Tried to force us to move into her rented* house immediately after our marriage (but luckily I said no to this) - and then she immediately moved into an apartment next door to us in the same building, all the while complaining we don't live WITH her. We had to visit daily (otherwise get yelled at by her). I have an allergy to a food (and numerous times, she tried to feed it to me - pretending that she forgot about my allergy).

She puts HUGE guilt trips on her son (ie. how she is going to die if he doesn't take care of her etc). and makes underhanded, insulting, low statements to me in an attempt to hurt my feelings

To her friends - she plays the VICTIM card - "they wouldn't live with me in the house so I moved to live next door to them, etc." She is a physician! I would think a physician would have SOME sense.

She is insanely jealous of my sensible and loving mother - so she told her son/my husband that he cannot visit them (then anytime we had to go to my folks place - she made me go alone and made my hubby stay at her apt).

His sister - rude, dominating, drama-queen, very controlling, manipulative (just like her mother) - she found a guinea pig hubby who lives with her mother and her (his own mother is in another country and the poor woman doesn't even ask to see him because she is too afraid of these two dominating women).

His sister and mother - scream at him when he doesn't do something they want (their demands are so selfish and greedy it makes me sick) and brainwash him.

Even when he is happy - they get upset - because they want him to have a miserable marriage. They just cannot see him in a happy marriage. It irritates them so much that they actually tell him to stop doing loving things. We used to cook together, do fun activities together, go on vacations together with the money we both earned from our jobs. He was a great husband. They told him: stop cooking for her, stop going out, stop going on vacations and divorce her just so they can get him to move home with them again. Who does this?

At midnight - on many occasions - they have called him to mediate arguments between them (they have screaming tests at midnight).

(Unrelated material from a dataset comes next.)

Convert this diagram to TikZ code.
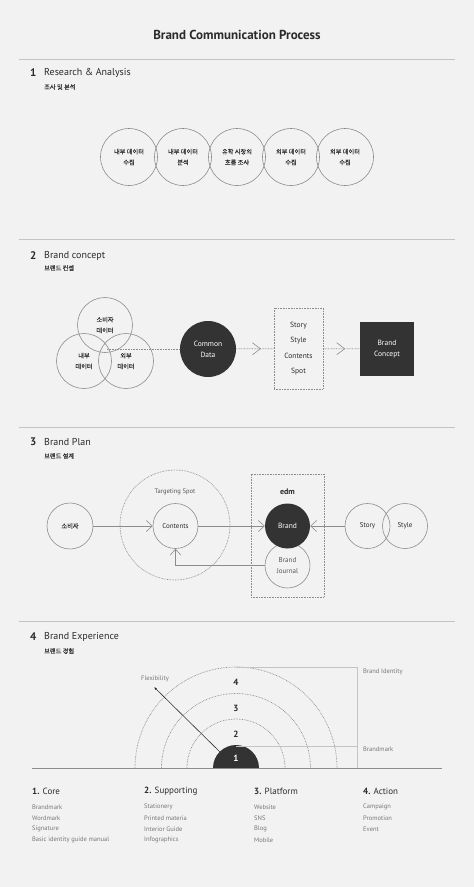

There is so much more...

Problems - their domination, drama queen nature, manipulation of him.

After 3 years of hell living next door to them, with God's grace, we moved - because my husband got a job in another state and I happily found work in the same city to get away from his crazy family (at the expense of also going away from mine). Now, they are doing everything they can to come here or make us go back there.

I am afraid to have kids with a crazy MIL/SIL. I love my husband and he is improving - he knows they can be crazy but will not say it to them (tells me to tell them they r being unreasonable).

One thing that kills me - is I miss MY family. I know moving back means having to deal with their nonsense/manipulation/attempts to destroy our marriage/guilt trips/control...

so lost, so confused...feels like a nightmare.